[Charts and diagrams as code]
* * * * *
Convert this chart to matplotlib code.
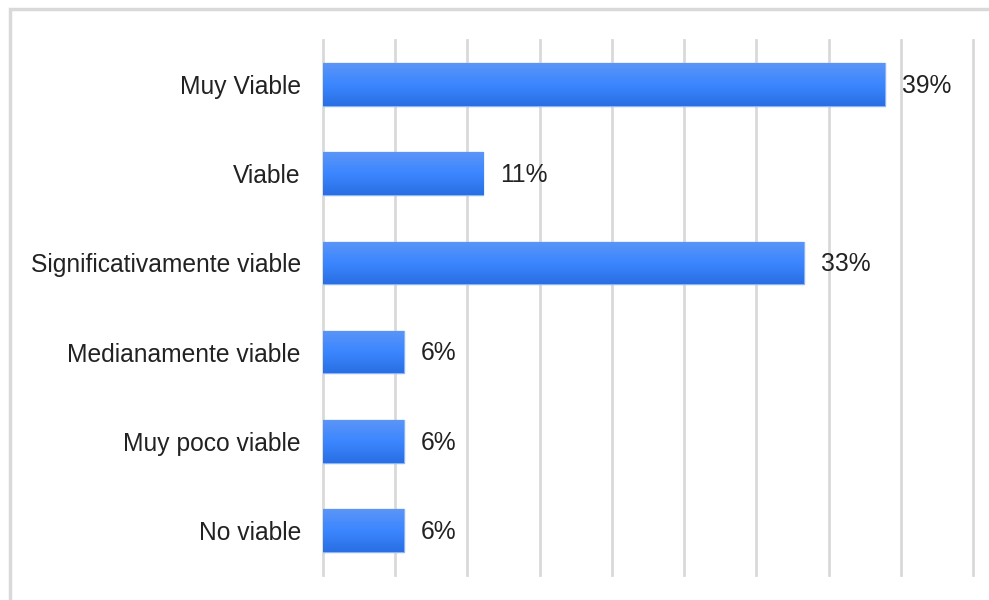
import numpy as np
import matplotlib
matplotlib.use("Agg")
import matplotlib.pyplot as plt
from matplotlib.colors import LinearSegmentedColormap
from matplotlib.patches import Rectangle

plt.rcParams['font.family'] = ['Liberation Sans', 'DejaVu Sans']

# respuestas sobre 18 encuestados
categorias = ["Muy Viable", "Viable", "Significativamente viable",
              "Medianamente viable", "Muy poco viable", "No viable"]
porcentajes = [38.9, 11.1, 33.3, 5.6, 5.6, 5.6]
etiquetas = ["39%", "11%", "33%", "6%", "6%", "6%"]
marcas_x = [0, 5, 10, 15, 20, 25, 30, 35, 40, 45]

fig = plt.figure(figsize=(9.89, 6), dpi=100)
ax = fig.add_axes([0.3266, 0.0417, 0.6572, 0.8916])

# borde gris de la figura
fig.add_artist(Rectangle((10 / 989, -0.01), 1.1, 1 - 9 / 600 + 0.01,
                         transform=fig.transFigure, fill=False,
                         edgecolor="#d9d9d9", linewidth=2.5))

y = np.arange(len(categorias))
barras = ax.barh(y, porcentajes, height=0.48, color="#3b86ff",
                 edgecolor="#8ab4f8", linewidth=1, zorder=3)

# degradado vertical en cada barra
degradado = LinearSegmentedColormap.from_list(
    "azul", ["#5b95f7", "#3b86ff", "#2a6fe3"])
grad = np.linspace(0, 1, 100).reshape(-1, 1)
for b in barras:
    x0, y0 = b.get_x(), b.get_y()
    im = ax.imshow(grad, cmap=degradado, aspect="auto", zorder=3.5,
                   extent=[x0, x0 + b.get_width(), y0 + b.get_height(), y0],
                   origin="upper")
    im.set_clip_path(b)

for b, txt in zip(barras, etiquetas):
    ax.annotate(txt, (b.get_width(), b.get_y() + b.get_height() / 2),
                xytext=(12, -1), textcoords="offset points",
                va="center", ha="left", fontsize=17.7, color="#222222")

ax.set_xlim(0, 45)
ax.set_ylim(len(categorias) - 0.5, -0.5)
ax.set_xticks(marcas_x)
ax.set_xticklabels([])
ax.set_yticks(y)
ax.set_yticklabels(categorias, fontsize=17.7, color="#222222")
ax.tick_params(axis="y", length=0, pad=16)
ax.tick_params(axis="x", length=0)
ax.grid(axis="x", color="#d9d9d9", linewidth=2, zorder=0)
for linea in ax.get_xgridlines():
    linea.set_clip_on(False)
for s in ax.spines.values():
    s.set_visible(False)

fig.savefig("out.png", dpi=100)
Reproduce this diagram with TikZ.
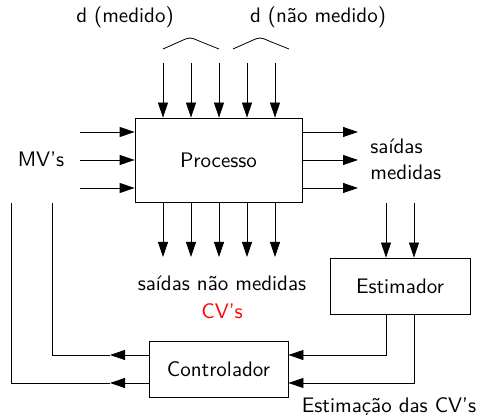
\documentclass[tikz,border=0pt]{standalone}
\usetikzlibrary{arrows.meta}
\begin{document}
\begin{tikzpicture}[x=0.5pt,y=-0.5pt,font=\sffamily\fontsize{10.5}{13}\selectfont,
  arr/.style={-{Triangle[length=7.5pt,width=5pt]}},
  blk/.style={draw,rectangle,inner sep=0pt},
  lbl/.style={inner sep=0pt}]
\useasboundingbox (0,0) rectangle (477,415);
% blocks
\node[blk,minimum width=83.5pt,minimum height=42pt] (proc) at (218.5,160) {Processo};
\node[blk,minimum width=70pt,minimum height=28pt] (est) at (400,286) {Estimador};
\node[blk,minimum width=69.5pt,minimum height=28pt] (ctrl) at (218.5,369) {Controlador};
% labels
\node[lbl] (dm) at (125,17) {d (medido)};
\node[lbl] (dnm) at (318,17) {d (não medido)};
\node[lbl] (mv) at (41,159) {MV's};
\node[lbl,anchor=west,align=left] (sm) at (370,159) {saídas\\medidas};
\node[lbl] (snm) at (222,283) {saídas não medidas};
\node[lbl,text=red] (cv) at (222,311) {CV's};
\node[lbl] (ecv) at (389,407) {Estimação das CV's};
% braces
\draw (163,49) -- (181,41) .. controls (190,37) .. (199,41) -- (219,49);
\draw (233,49) -- (251,41) .. controls (260,37) .. (269,41) -- (289,49);
% top and bottom arrows
\foreach \x [count=\i] in {163,191,219,247,275}{
  \coordinate (t\i) at (\x,63);
  \coordinate (b\i) at (\x,257);
  \draw[arr] (t\i) -- (t\i |- proc.north);
  \draw[arr] (b\i |- proc.south) -- (b\i);
}
% left and right arrows
\foreach \y [count=\i] in {132,160,188}{
  \coordinate (l\i) at (80,\y);
  \coordinate (r\i) at (358,\y);
  \draw[arr] (l\i) -- (l\i -| proc.west);
  \draw[arr] (r\i -| proc.east) -- (r\i);
}
% estimator inputs
\coordinate (e1) at (386,203);
\coordinate (e2) at (414,203);
\draw[arr] (e1) -- (e1 |- est.north);
\draw[arr] (e2) -- (e2 |- est.north);
% estimator to controller
\coordinate (c1) at (386,355);
\coordinate (c2) at (414,383);
\draw[arr] (c1 |- est.south) |- (c1 -| ctrl.east);
\draw[arr] (c2 |- est.south) |- (c2 -| ctrl.east);
% controller to MVs
\coordinate (m1) at (110,355);
\coordinate (m2) at (110,383);
\coordinate (f1) at (52,203);
\coordinate (f2) at (11,203);
\draw[arr] (m1 -| ctrl.west) -- (m1);
\draw[arr] (m2 -| ctrl.west) -- (m2);
\draw (m1) -| (f1);
\draw (m2) -| (f2);
\end{tikzpicture}
\end{document}
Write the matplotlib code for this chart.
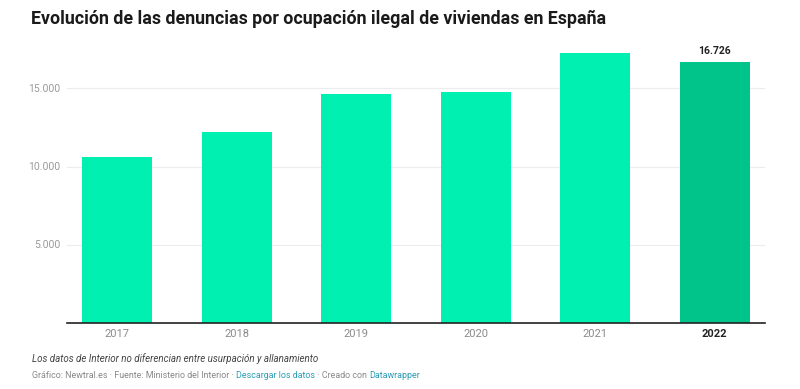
* * * * *
== Exercise objective ==
Write out the records above once more, word for word, with no pictures.

== Task response ==
Convert this chart to matplotlib code.
import numpy as np
import matplotlib
matplotlib.use("Agg")
import matplotlib.pyplot as plt
from matplotlib.colors import LinearSegmentedColormap
from matplotlib.patches import Rectangle

plt.rcParams['font.family'] = ['Liberation Sans', 'DejaVu Sans']

# respuestas sobre 18 encuestados
categorias = ["Muy Viable", "Viable", "Significativamente viable",
              "Medianamente viable", "Muy poco viable", "No viable"]
porcentajes = [38.9, 11.1, 33.3, 5.6, 5.6, 5.6]
etiquetas = ["39%", "11%", "33%", "6%", "6%", "6%"]
marcas_x = [0, 5, 10, 15, 20, 25, 30, 35, 40, 45]

fig = plt.figure(figsize=(9.89, 6), dpi=100)
ax = fig.add_axes([0.3266, 0.0417, 0.6572, 0.8916])

# borde gris de la figura
fig.add_artist(Rectangle((10 / 989, -0.01), 1.1, 1 - 9 / 600 + 0.01,
                         transform=fig.transFigure, fill=False,
                         edgecolor="#d9d9d9", linewidth=2.5))

y = np.arange(len(categorias))
barras = ax.barh(y, porcentajes, height=0.48, color="#3b86ff",
                 edgecolor="#8ab4f8", linewidth=1, zorder=3)

# degradado vertical en cada barra
degradado = LinearSegmentedColormap.from_list(
    "azul", ["#5b95f7", "#3b86ff", "#2a6fe3"])
grad = np.linspace(0, 1, 100).reshape(-1, 1)
for b in barras:
    x0, y0 = b.get_x(), b.get_y()
    im = ax.imshow(grad, cmap=degradado, aspect="auto", zorder=3.5,
                   extent=[x0, x0 + b.get_width(), y0 + b.get_height(), y0],
                   origin="upper")
    im.set_clip_path(b)

for b, txt in zip(barras, etiquetas):
    ax.annotate(txt, (b.get_width(), b.get_y() + b.get_height() / 2),
                xytext=(12, -1), textcoords="offset points",
                va="center", ha="left", fontsize=17.7, color="#222222")

ax.set_xlim(0, 45)
ax.set_ylim(len(categorias) - 0.5, -0.5)
ax.set_xticks(marcas_x)
ax.set_xticklabels([])
ax.set_yticks(y)
ax.set_yticklabels(categorias, fontsize=17.7, color="#222222")
ax.tick_params(axis="y", length=0, pad=16)
ax.tick_params(axis="x", length=0)
ax.grid(axis="x", color="#d9d9d9", linewidth=2, zorder=0)
for linea in ax.get_xgridlines():
    linea.set_clip_on(False)
for s in ax.spines.values():
    s.set_visible(False)

fig.savefig("out.png", dpi=100)
Reproduce this diagram with TikZ.
\documentclass[tikz,border=0pt]{standalone}
\usetikzlibrary{arrows.meta}
\begin{document}
\begin{tikzpicture}[x=0.5pt,y=-0.5pt,font=\sffamily\fontsize{10.5}{13}\selectfont,
  arr/.style={-{Triangle[length=7.5pt,width=5pt]}},
  blk/.style={draw,rectangle,inner sep=0pt},
  lbl/.style={inner sep=0pt}]
\useasboundingbox (0,0) rectangle (477,415);
% blocks
\node[blk,minimum width=83.5pt,minimum height=42pt] (proc) at (218.5,160) {Processo};
\node[blk,minimum width=70pt,minimum height=28pt] (est) at (400,286) {Estimador};
\node[blk,minimum width=69.5pt,minimum height=28pt] (ctrl) at (218.5,369) {Controlador};
% labels
\node[lbl] (dm) at (125,17) {d (medido)};
\node[lbl] (dnm) at (318,17) {d (não medido)};
\node[lbl] (mv) at (41,159) {MV's};
\node[lbl,anchor=west,align=left] (sm) at (370,159) {saídas\\medidas};
\node[lbl] (snm) at (222,283) {saídas não medidas};
\node[lbl,text=red] (cv) at (222,311) {CV's};
\node[lbl] (ecv) at (389,407) {Estimação das CV's};
% braces
\draw (163,49) -- (181,41) .. controls (190,37) .. (199,41) -- (219,49);
\draw (233,49) -- (251,41) .. controls (260,37) .. (269,41) -- (289,49);
% top and bottom arrows
\foreach \x [count=\i] in {163,191,219,247,275}{
  \coordinate (t\i) at (\x,63);
  \coordinate (b\i) at (\x,257);
  \draw[arr] (t\i) -- (t\i |- proc.north);
  \draw[arr] (b\i |- proc.south) -- (b\i);
}
% left and right arrows
\foreach \y [count=\i] in {132,160,188}{
  \coordinate (l\i) at (80,\y);
  \coordinate (r\i) at (358,\y);
  \draw[arr] (l\i) -- (l\i -| proc.west);
  \draw[arr] (r\i -| proc.east) -- (r\i);
}
% estimator inputs
\coordinate (e1) at (386,203);
\coordinate (e2) at (414,203);
\draw[arr] (e1) -- (e1 |- est.north);
\draw[arr] (e2) -- (e2 |- est.north);
% estimator to controller
\coordinate (c1) at (386,355);
\coordinate (c2) at (414,383);
\draw[arr] (c1 |- est.south) |- (c1 -| ctrl.east);
\draw[arr] (c2 |- est.south) |- (c2 -| ctrl.east);
% controller to MVs
\coordinate (m1) at (110,355);
\coordinate (m2) at (110,383);
\coordinate (f1) at (52,203);
\coordinate (f2) at (11,203);
\draw[arr] (m1 -| ctrl.west) -- (m1);
\draw[arr] (m2 -| ctrl.west) -- (m2);
\draw (m1) -| (f1);
\draw (m2) -| (f2);
\end{tikzpicture}
\end{document}
Write the matplotlib code for this chart.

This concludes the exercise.